— Record list —

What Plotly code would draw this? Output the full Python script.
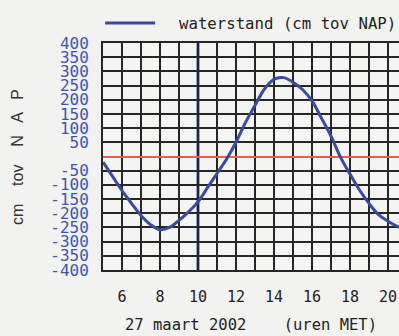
import plotly.graph_objects as go

# Data: water level (cm relative to NAP), 27 March 2002, hours MET
hours = [5, 5.5, 6, 6.5, 7, 7.5, 8, 8.5, 9, 9.5, 10, 10.5, 11, 11.5, 12, 12.5,
         13, 13.5, 14, 14.5, 15, 15.5, 16, 16.5, 17, 17.5, 18, 18.5, 19, 19.5,
         20, 20.6]
waterstand = [-20, -70, -120, -165, -208, -240, -258, -250, -225, -195, -160,
              -110, -60, -10, 50, 120, 180, 238, 272, 278, 262, 236, 196, 135,
              72, -2, -62, -118, -165, -205, -228, -250]
now_hour = 10
x_tickvals = [6, 8, 10, 12, 14, 16, 18, 20]
x_ticktext = ["6", "8", "10", "12", "14", "16", "18", "20"]
y_tickvals = list(range(400, -401, -50))
y_ticktext = [str(v) if v != 0 else "" for v in y_tickvals]
series_name = "waterstand (cm tov NAP)"
x_title = "27 maart 2002    (uren MET)"
y_title = "cm    tov    N   A   P"

mono = "DejaVu Sans Mono"
line_col = "#3a4aa0"
grid_col = "#262626"
bg = "#f2f2f0"

fig = go.Figure()
fig.add_trace(go.Scatter(x=hours, y=waterstand, mode="lines", name=series_name,
                         line=dict(color=line_col, width=3, shape="spline"),
                         showlegend=False))

fig.update_layout(
    width=399, height=336,
    margin=dict(l=103, r=0, t=43, b=66, autoexpand=False),
    paper_bgcolor=bg, plot_bgcolor="#f4f4f2",
    xaxis=dict(range=[5, 20.58], tickvals=x_tickvals, ticktext=x_ticktext,
               automargin=False,
               showgrid=True, gridcolor=grid_col, gridwidth=2,
               minor=dict(dtick=1, tick0=5, showgrid=True, gridcolor=grid_col, gridwidth=2),
               showline=True, linecolor=grid_col, linewidth=2, mirror=True,
               zeroline=False, ticks="", ticklabelstandoff=12,
               tickfont=dict(family=mono, size=15, color="#222")),
    yaxis=dict(range=[-400, 400], tickvals=y_tickvals, ticktext=y_ticktext,
               automargin=False,
               showgrid=True, gridcolor=grid_col, gridwidth=2,
               showline=True, linecolor=grid_col, linewidth=2, mirror=False,
               zeroline=True, zerolinecolor="#ee5a5a", zerolinewidth=1.5,
               ticks="", ticklabelstandoff=9,
               tickfont=dict(family=mono, size=16, color="#3f52b8")),
)

# current-time marker
fig.add_shape(type="line", xref="x", yref="paper", x0=now_hour, x1=now_hour,
              y0=0, y1=1, line=dict(color="#3550b8", width=3), layer="between")

# legend (drawn manually to match the long sample line)
fig.add_shape(type="line", xref="paper", yref="paper", x0=0.007, x1=0.176,
              y0=1.088, y1=1.088, line=dict(color=line_col, width=3))
fig.add_annotation(xref="paper", yref="paper", x=0.25, y=1.088, text=series_name,
                   showarrow=False, xanchor="left", yanchor="middle",
                   font=dict(family=mono, size=15.7, color="#222"))

fig.add_annotation(xref="paper", yref="paper", x=0.5, y=-0.242, text=x_title,
                   showarrow=False, xanchor="center", yanchor="middle",
                   font=dict(family=mono, size=15.5, color="#222"))
fig.add_annotation(xref="paper", yref="paper", x=-0.287, y=0.498, text=y_title,
                   showarrow=False, xanchor="center", yanchor="middle", textangle=-90,
                   font=dict(family="Liberation Sans", size=16, color="#333"))

fig.write_html("out.html", config={"displayModeBar": False},
               post_script="document.body.style.margin='0';"
                           "document.body.style.overflow='hidden';"
                           "document.body.style.background='%s';" % bg)
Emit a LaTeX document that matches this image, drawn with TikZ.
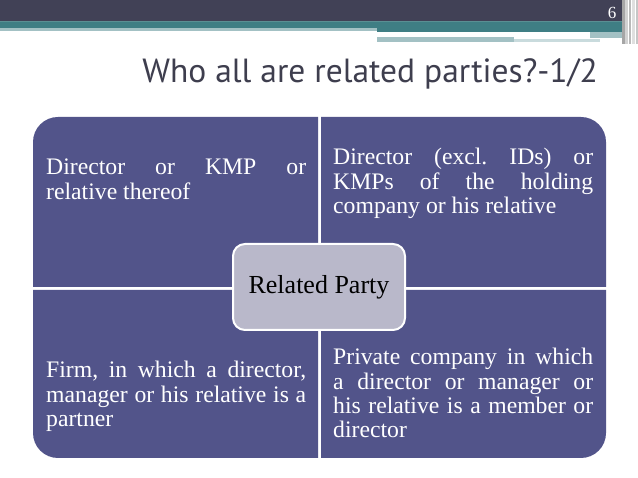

— Objective —
In the entries above, find the line that contains "import plotly.graph_objects as go", then repeat exactly every line from the first one through that line, with no pictures.

— Finished exercise —
What Plotly code would draw this? Output the full Python script.
import plotly.graph_objects as go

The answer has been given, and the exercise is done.